Nesse 25 de julho, quando se comemora do Dia Internacional da Mulher Negra Latino-Americana e Caribenha lembremos também de Mãe Gilda de Ogum, que se tornou símbolo nacional do Dia de Combate à Intolerância Religiosa, no dia 21 de janeiro. Sua morte ocorrida em 2007, em decorrência de um ataque cardíaco, provocado por ofensas e ataques que recebeu de um grupo de evangélicos, é apenas um dos desfechos trágicos que o racismo religioso tem provocado.
Mãe Gilda, Gildásia dos Santos, yalorixá do terreiro Ilê Axé Abassá de Ogum, localizado em Itapuã, na cidade de Salvador, foi covardemente agredida verbalmente e teve seu terreiro invadido por membros da Igreja Universal do Reino de Deus, de confissão neopentecostal, a mesma do Bispo Edir Macedo, dono do Grupo Record. A TV que foi condenada na justiça a conceder Direito de Resposta às religiões de matrizes africanas, em 2018. Os programas veiculados pela emissora transformaram iyalorixás e babalorixás em “mães de encosto” e “pais de encosto”. A vitória na justiça veio depois de mais de 15 anos de briga nos tribunais de São Paulo e um prejuízo incalculável para a imagem dos sacerdotes e principalmente, sacerdotisas de matrizes africanas. O processo foi conduzido pelos juristas Hédio Silva Júnior, Antônio Basílio Filho e Jader Macedo Júnior.
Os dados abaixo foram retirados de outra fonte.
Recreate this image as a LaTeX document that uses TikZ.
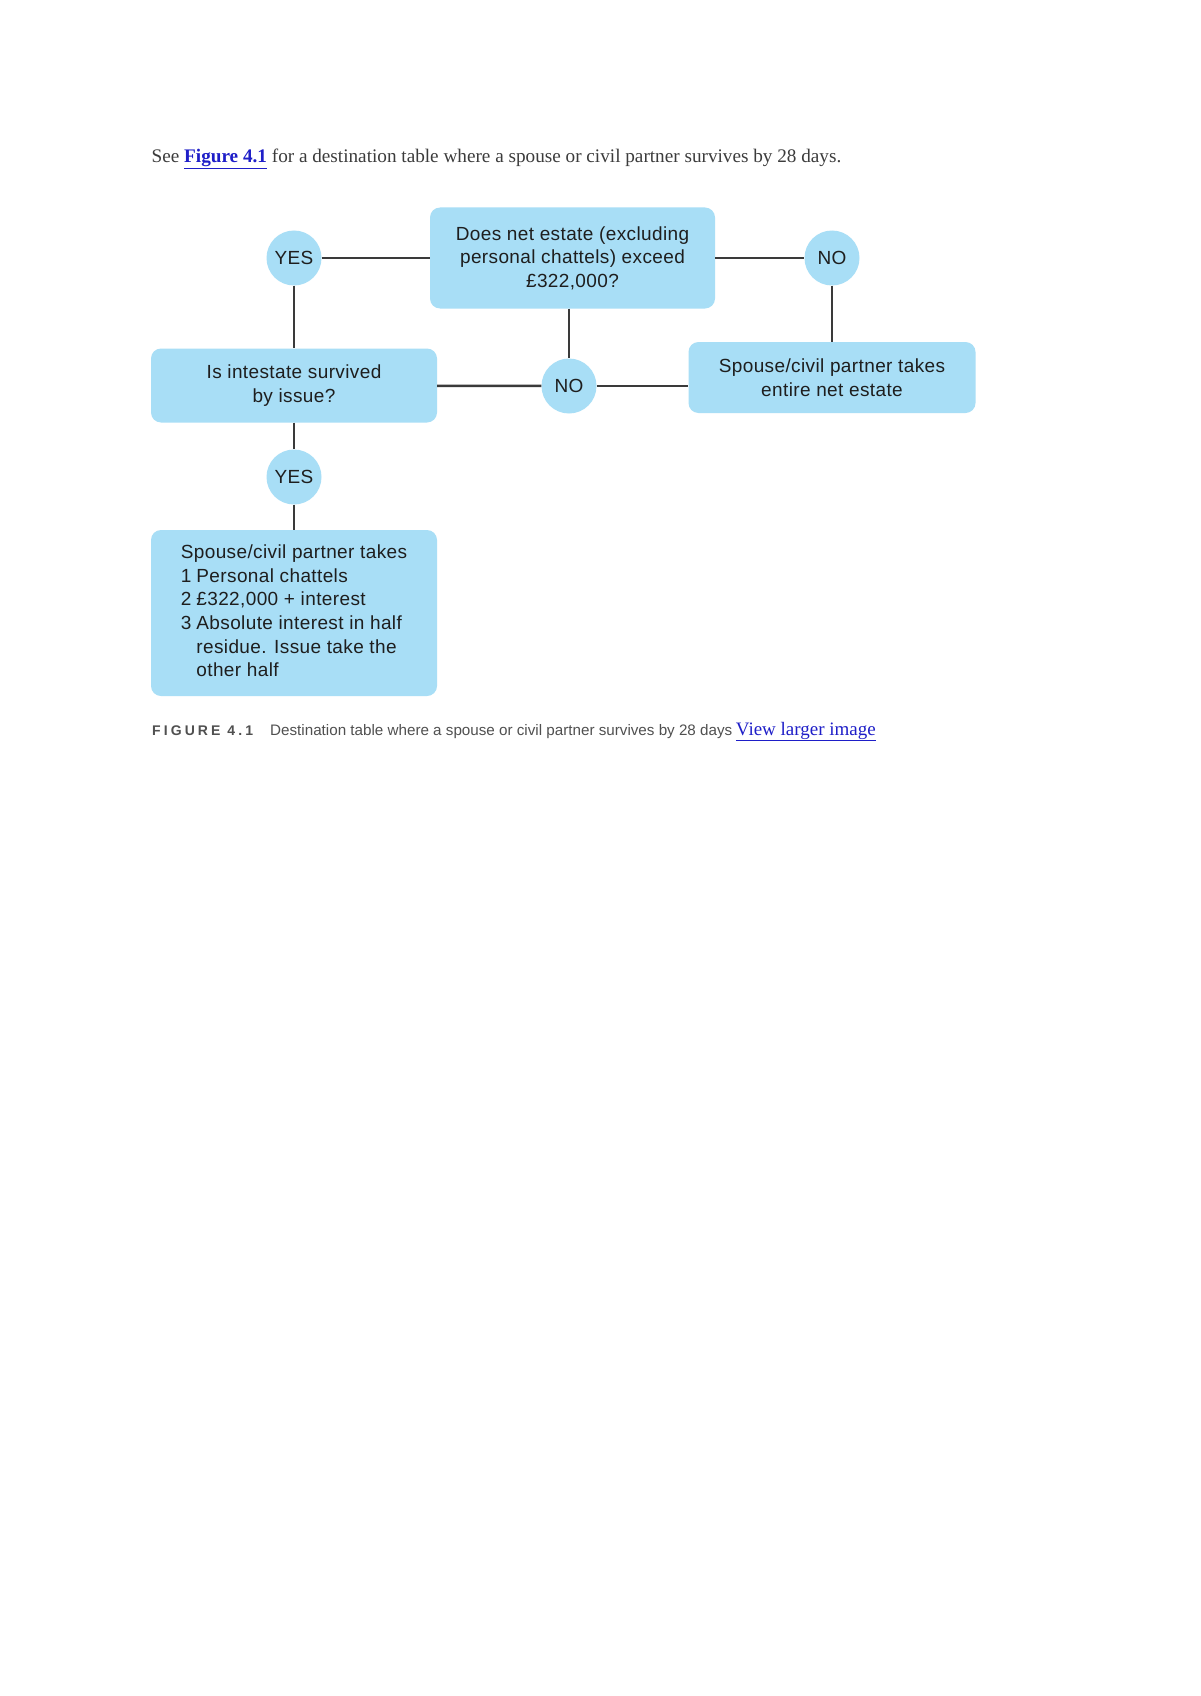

Para além das lutas atuais, é preciso evidenciar que os desafios se atualizam na medida em que mulheres negras são pilares destas expressões religiosas e guardiãs desta cultura ancestral. A condição de mulheres negras no estrato social e seus enfrentamentos por equidade e igualdade de oportunidade também atingem mulheres de terreiros e suas subjetividades. São mulheres cujas especificidades devem estar incluídas nas pautas por políticas públicas e de reivindicação por plenos direitos. Axé iyás!